Ce cruel insuccès eût abattu les plus énergiques, et Géricault n’était pas de ceux-là. Profondément attristé, il voulut quitter la France, entreprendre un long voyage en Orient. Ses amis, craignant de le perdre pour trop longtemps, lui conseillèrent de faire quelque voyage plus court, soit en Italie, soit en Angleterre. L’occasion d’aller en Angleterre s’offrait précisément à lui. Une espèce de Barnum proposait de faire à Londres une exposition spéciale du Radeau de la Méduse. Géricault partit pour l’Angleterre avec Charlet. Il avait connu le dessinateur en 1818, quand il s’était pris de passion pour la lithographie. La nature gaie, joviale et insouciante de Charlet plaisait à Géricault, en raison même de son contraste avec la sienne. Pendant quelques mois, ils avaient été inséparables, et on assure que Charlet entraînait parfois son ami à de gaies parties où il se faisait un malin plaisir de le griser.

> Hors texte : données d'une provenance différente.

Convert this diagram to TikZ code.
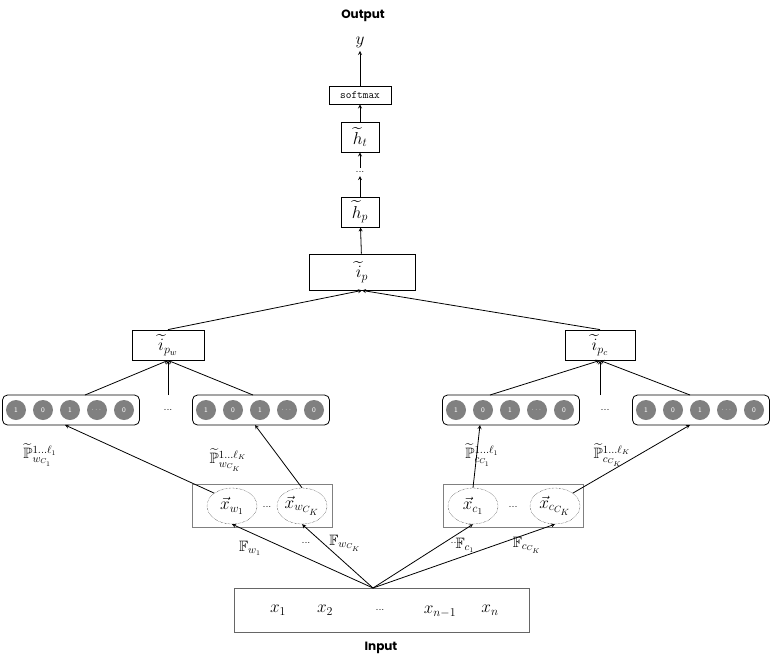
\documentclass[tikz,border=0pt]{standalone}
\usepackage{amsmath, amssymb}
\usepackage{fontspec}
\newfontfamily\labelfont{Poppins}
\usepackage{tikz}
\usetikzlibrary{shapes.geometric, arrows, positioning}
\tikzset{
    layer/.style={rectangle, draw=black, thick, inner sep=0pt, align=center},
    onehot/.style={rectangle, draw=black, thick, rounded corners=5pt, minimum width=137pt, minimum height=30pt},
    bit/.style={circle, fill=black!50, minimum size=20pt, inner sep=0pt, text=white, font=\sffamily\fontsize{7}{7}\selectfont},
    group/.style={rectangle, draw=black!50, minimum width=140pt, minimum height=43pt},
    feat/.style={ellipse, draw=black, densely dotted, minimum width=50pt, minimum height=36pt, inner sep=0pt},
    small/.style={font=\fontsize{11}{12}\selectfont},
    arrow/.style={->, >=stealth, thick}
}
\begin{document}
\begin{tikzpicture}[x=1pt, y=-1pt, font=\fontsize{18}{20}\selectfont]
        \useasboundingbox (0,0) rectangle (777,662);

        % --- Top chain ---
        \node (Out) [font=\labelfont\bfseries\fontsize{12}{14}\selectfont] at (363,16) {Output};
        \node (y) at (360,42) {$y$};
        \node (Soft) [layer, minimum width=62pt, minimum height=18pt, font=\ttfamily\fontsize{11}{12}\selectfont] at (360,95) {softmax};
        \node (Ht) [layer, minimum width=38pt, minimum height=30pt] at (360,137) {$\widetilde{h}_t$};
        \node (Dots) [small] at (360,172) {...};
        \node (Hp) [layer, minimum width=38pt, minimum height=30pt] at (360,212) {$\widetilde{h}_p$};
        \node (Ip) [layer, minimum width=106pt, minimum height=36pt] at (362,272) {$\widetilde{i}_p$};

        % --- Second level ---
        \node (Ipw) [layer, minimum width=72pt, minimum height=30pt] at (168,345) {$\widetilde{i}_{p_w}$};
        \node (Ipc) [layer, minimum width=70pt, minimum height=30pt] at (600,345) {$\widetilde{i}_{p_c}$};

        % --- One-hot boxes ---
        \foreach \name/\cx in {W1/71, WK/261, C1/511, CK/701} {
            \node (\name) [onehot] at (\cx,410) {};
            \foreach \v [count=\k] in {1,0,1,$\cdots$,0}
                \node (\name-\k) [bit] at (\cx-82+27*\k,410) {\v};
        }
        \node (DotsW) [small] at (168,410) {...};
        \node (DotsC) [small] at (605,410) {...};

        % --- Feature groups ---
        \node (GW) [group] at (262,506) {};
        \node (XW1) [feat] at (232,506) {$\vec{x}_{w_1}$};
        \node (XWK) [feat] at (302,506) {$\vec{x}_{w_{C_K}}$};
        \node [small] at (267,507) {...};
        \node (GC) [group] at (513,506) {};
        \node (XC1) [feat] at (473,506) {$\vec{x}_{c_1}$};
        \node (XCK) [feat] at (555,506) {$\vec{x}_{c_{C_K}}$};
        \node [small] at (513,507) {...};

        % --- Input ---
        \node (In) [layer, draw=black!60, minimum width=295pt, minimum height=44pt] at (382,610) {};
        \node at (278,610) {$x_1$};
        \node at (325,610) {$x_2$};
        \node [small] at (380,610) {...};
        \node at (440,612) {$x_{n-1}$};
        \node at (490,610) {$x_n$};
        \node (InLab) [font=\labelfont\bfseries\fontsize{12}{14}\selectfont] at (381,648) {Input};
        \coordinate (Src) at (373,588);

        % --- Arrows ---
        \draw [arrow] (Soft) -- (y);
        \draw [arrow] (Ht) -- (Soft);
        \draw [arrow] (Dots) -- (Ht);
        \draw [arrow] (Hp) -- (Dots);
        \draw [arrow] (Ip) -- (Hp);
        \draw [arrow] (Ipw.north) -- (Ip.south);
        \draw [arrow] (Ipc.north) -- (Ip.south);

        \draw [arrow] (85,395) -- (Ipw.south);
        \draw [arrow] (168,395) -- (Ipw.south);
        \draw [arrow] (253,395) -- (Ipw.south);
        \draw [arrow] (490,395) -- (Ipc.south);
        \draw [arrow] (600,395) -- (Ipc.south);
        \draw [arrow] (690,395) -- (Ipc.south);

        \draw [arrow] (XW1.north west) -- (65,425);
        \draw [arrow] (XWK.north) -- (255,425);
        \draw [arrow] (XC1.north) -- (480,425);
        \draw [arrow] (XCK.north east) -- (690,425);
        \node (PW1) [font=\fontsize{15}{16}\selectfont] at (40,455) {$\widetilde{\mathbb{P}}^{1\ldots\ell_1}_{w_{C_1}}$};
        \node (PWK) [font=\fontsize{15}{16}\selectfont] at (228,460) {$\widetilde{\mathbb{P}}^{1\ldots\ell_K}_{w_{C_K}}$};
        \node (PC1) [font=\fontsize{15}{16}\selectfont] at (482,455) {$\widetilde{\mathbb{P}}^{1\ldots\ell_1}_{c_{C_1}}$};
        \node (PCK) [font=\fontsize{15}{16}\selectfont] at (612,455) {$\widetilde{\mathbb{P}}^{1\ldots\ell_K}_{c_{C_K}}$};

        \draw [arrow] (Src) -- (XW1.south);
        \draw [arrow] (Src) -- (XWK.south);
        \draw [arrow] (Src) -- (XC1.south);
        \draw [arrow] (Src) -- (XCK.south);
        \node (FW1) [font=\fontsize{15}{16}\selectfont] at (250,548) {$\mathbb{F}_{w_1}$};
        \node (FWK) [font=\fontsize{15}{16}\selectfont] at (345,543) {$\mathbb{F}_{w_{C_K}}$};
        \node (FC1) [font=\fontsize{15}{16}\selectfont] at (465,545) {$\mathbb{F}_{c_1}$};
        \node (FCK) [font=\fontsize{15}{16}\selectfont] at (527,545) {$\mathbb{F}_{c_{C_K}}$};
        \node [small] at (306,543) {...};
        \node [small] at (455,543) {...};
    \end{tikzpicture}
\end{document}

Géricault rentrait tout honteux, jurant qu’on ne l’y prendrait plus ; mais Charlet

  1. C’est pourtant à M. de Forbin que le Louvre doit la Méduse, mais quelle persévérance il lui fallut ! Trois ans après le premier refus du ministre, le 2 février 1822, il lui écrivit pour lui reparler de ce tableau « que M. Géricault, disait-il, consent à vendre pour 6,000 francs, payables moitié sur l’exercice 1822 et moitié sur l’exercice 1823. » Sa lettre étant restée sans réponse, il en écrivit une nouvelle le 27 mai de la même année et une autre le 27 mai 1823 ; pas plus de résultat. En 1824, Géricault étant mort et la vente de son atelier devant avoir lieu, M. de Forbin s’adressa au ministre pour la quatrième fois. Celui-ci, qui était alors le fameux vicomte Sosthènes de la Rochefoucauld, célèbre par les longues jupes qu’il imposa aux danseuses et les larges feuilles de vigne qu’il imposa aux statues, consentit à l’acquisition, mais il n’alloua au comte de Forbin qu’une somme de 4,000 à 5,000 francs. La Méduse, mise sur table à 6,000 francs, fut adjugée pour 6,005 francs à M. Dedreux-Dorcy. Mais quelques jours après la vente, M. de Forbin ayant, par de nouvelles instances, obtenu 1,000 francs de plus du ministre, Dedreux-Dorcy eut le patriotique désintéressement de lui céder ce beau tableau qui prit enfin sa place au musée.